Szenenbild Venus im PelzEs fängt schon damit an, dass es sich hier um eine Adaption einer Adaption über eine Adaption handelt, denn Polanskis Grundlage ist ein gefeiertes Broadway-Stück, welches wiederum Leopold von Sacher Masochs Novelle „Venus im Pelz“ zum Thema hat. Die Übersetzung des Theaterstücks für die Kinoleinwand wird zum Spiegel. Sieht man sich den Film im Kino an, erinnert die gezeigte Theaterkulisse daran, wo man selbst gerade sitzt. Polanski spiegelt vor allem auch sich selbst. Er untersucht das Verhältnis zwischen Regisseur und SchauspielerIn, was er beides selbst ist, und besetzt die männliche Hauptrolle mit einem Darsteller, der wie seine jüngere Version aussieht, während es sich bei der anderen Rolle um seine Ehefrau im wahren Leben handelt. Als Vanda das Thema Kindesmissbrauch anspricht, sind die bekannten Vorwürfen gegen Polanski nur zu präsent.

Der Regisseur verschmilzt mit seinen Charakteren, die ihrerseits mit der titelgebenden Geschichte aus dem späten 19. Jahrhundert verschmelzen. Neben der Handlung selbst ist das Spannende, wie viel Polanski von seiner Persönlichkeit mit einbrachte, ob bewusst oder unbewusst. Auch die mehr oder weniger zufälligen Anklänge an seine vorigen Werke, sei es der Kammerspielcharakter, wie schon zuletzt in „Der Gott des Gemetzels“ oder seinem Debüt „Das Messer im Wasser“, den er mit nur zwei Figuren jetzt nochmal getoppt hat, oder die Parallele zum Finale von „Der Mieter“ etc.

Persönliche Filme erweisen sich meistens als die besseren, wenn sie für ein Publikum auch zugänglich sind. Und die Zugänglichkeit ist „Venus im Pelz“ auf Grund der Thematik sicher – schließlich geht es um den allgegenwärtigen und ewigen Kampf zwischen Mann und Frau, um Fantasien und um Machtspiele. Als wäre die magische Verbindung zwischen Polanski und seiner Version von „Venus im Pelz“ nicht schon hintergründig genug, tragen sich vor der Kamera auch noch Wortgefechte zu, die einen immensen Interpretationsspielraum rund um die Genderdebatte zulassen. Toll, wenn ein Film auf sämtlichen Ebenen zum Reflektieren einlädt. Und wer nicht will, kann trotzdem Spaß haben.

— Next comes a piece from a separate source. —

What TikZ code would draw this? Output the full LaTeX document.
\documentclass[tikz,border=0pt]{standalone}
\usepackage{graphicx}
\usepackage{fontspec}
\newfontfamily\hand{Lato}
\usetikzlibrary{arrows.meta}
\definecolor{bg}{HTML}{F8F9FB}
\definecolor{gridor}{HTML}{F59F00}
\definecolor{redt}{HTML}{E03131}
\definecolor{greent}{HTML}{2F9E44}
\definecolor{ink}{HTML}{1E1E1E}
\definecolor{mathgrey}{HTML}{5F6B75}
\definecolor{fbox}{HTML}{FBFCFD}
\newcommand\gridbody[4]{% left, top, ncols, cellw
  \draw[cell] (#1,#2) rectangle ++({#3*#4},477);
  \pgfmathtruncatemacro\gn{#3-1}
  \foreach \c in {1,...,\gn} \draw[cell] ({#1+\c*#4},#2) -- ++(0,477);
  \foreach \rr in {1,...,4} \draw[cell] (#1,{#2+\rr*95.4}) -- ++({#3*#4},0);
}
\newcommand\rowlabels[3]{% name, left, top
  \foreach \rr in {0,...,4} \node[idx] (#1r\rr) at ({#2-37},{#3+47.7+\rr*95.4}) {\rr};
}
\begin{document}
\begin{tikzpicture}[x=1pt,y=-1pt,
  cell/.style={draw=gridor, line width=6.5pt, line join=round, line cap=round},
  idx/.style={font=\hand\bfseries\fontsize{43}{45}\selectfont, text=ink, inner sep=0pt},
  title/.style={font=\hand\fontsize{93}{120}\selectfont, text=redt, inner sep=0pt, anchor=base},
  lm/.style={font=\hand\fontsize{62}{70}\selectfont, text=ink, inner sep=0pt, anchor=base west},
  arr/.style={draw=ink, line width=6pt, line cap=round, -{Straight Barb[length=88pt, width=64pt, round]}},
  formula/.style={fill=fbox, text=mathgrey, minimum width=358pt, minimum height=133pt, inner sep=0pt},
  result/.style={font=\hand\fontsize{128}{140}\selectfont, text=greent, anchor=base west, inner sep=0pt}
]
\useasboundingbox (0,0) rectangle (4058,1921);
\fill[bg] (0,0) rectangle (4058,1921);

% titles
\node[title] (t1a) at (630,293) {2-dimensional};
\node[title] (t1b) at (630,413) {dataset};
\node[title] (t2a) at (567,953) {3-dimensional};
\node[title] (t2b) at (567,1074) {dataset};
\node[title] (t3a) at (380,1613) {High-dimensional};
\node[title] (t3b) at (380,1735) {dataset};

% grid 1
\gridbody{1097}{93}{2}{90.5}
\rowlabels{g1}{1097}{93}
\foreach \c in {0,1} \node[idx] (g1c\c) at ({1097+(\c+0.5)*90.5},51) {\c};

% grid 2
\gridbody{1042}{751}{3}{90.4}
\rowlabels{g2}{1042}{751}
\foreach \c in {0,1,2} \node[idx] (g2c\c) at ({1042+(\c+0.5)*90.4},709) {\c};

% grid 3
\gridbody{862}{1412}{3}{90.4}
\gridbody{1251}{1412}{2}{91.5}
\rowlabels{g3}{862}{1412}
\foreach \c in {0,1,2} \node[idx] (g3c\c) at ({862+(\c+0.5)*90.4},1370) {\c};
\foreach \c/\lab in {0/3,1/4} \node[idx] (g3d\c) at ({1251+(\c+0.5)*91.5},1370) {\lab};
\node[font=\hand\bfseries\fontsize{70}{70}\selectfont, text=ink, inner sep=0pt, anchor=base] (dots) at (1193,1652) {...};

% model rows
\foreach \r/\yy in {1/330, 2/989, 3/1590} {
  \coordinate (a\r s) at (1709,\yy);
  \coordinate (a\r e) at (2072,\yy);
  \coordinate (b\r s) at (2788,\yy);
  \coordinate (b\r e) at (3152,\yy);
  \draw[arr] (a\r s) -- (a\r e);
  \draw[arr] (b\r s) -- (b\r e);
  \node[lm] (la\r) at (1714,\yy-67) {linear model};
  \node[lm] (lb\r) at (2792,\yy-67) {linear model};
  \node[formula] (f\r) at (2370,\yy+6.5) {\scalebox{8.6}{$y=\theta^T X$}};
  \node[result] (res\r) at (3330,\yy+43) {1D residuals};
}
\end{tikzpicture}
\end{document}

Weil die beiden Charaktere sofort etwas Sympathisches mitbringen, fällt es leicht, sich mit ihnen für anderthalb Stunden einzuschließen. Emmanuelle Seigner („In ihrem Haus“) und Mathieu Almaric („James Bond 007: Ein Quantum Trost“), die bereits in dem großartigen „Schmetterling und Taucherglocke“ zusammenarbeiteten, sorgen bei ihrem erotischen Duell immer wieder für ein leichtes Knistern in der Luft. Polanskis Stammkameramann Pawel Edelman löst die eintönige Kulisse in ein lebendiges Spiel auf, und Komponist Alexandre Desplat („Argo“) setzt in der wechselhaften Stimmung der Geschichte die entscheidenden Akzente. Details wie die Vertonung von eigentlich nur pantomimischen Gesten der Figuren geben „Venus im Pelz“ zusätzlichen Pfiff.

Immer wieder brechen Vanda und Thomas ihr Theaterspiel ab, fallen aus den Rollen, und trotzdem bleibt das Publikum gebannt, eben weil der Bann des Films sich auf höheren beziehungsweise verborgenen Ebenen begründet. Ein vergnüglicher wie auch (intuitiv) intellektueller Film, der die große Kraft der bloßen Andeutung verinnerlicht. Gehört zum Raffiniertesten, was Polanski je gemacht hat, und das mit stolzen 80 Jahren.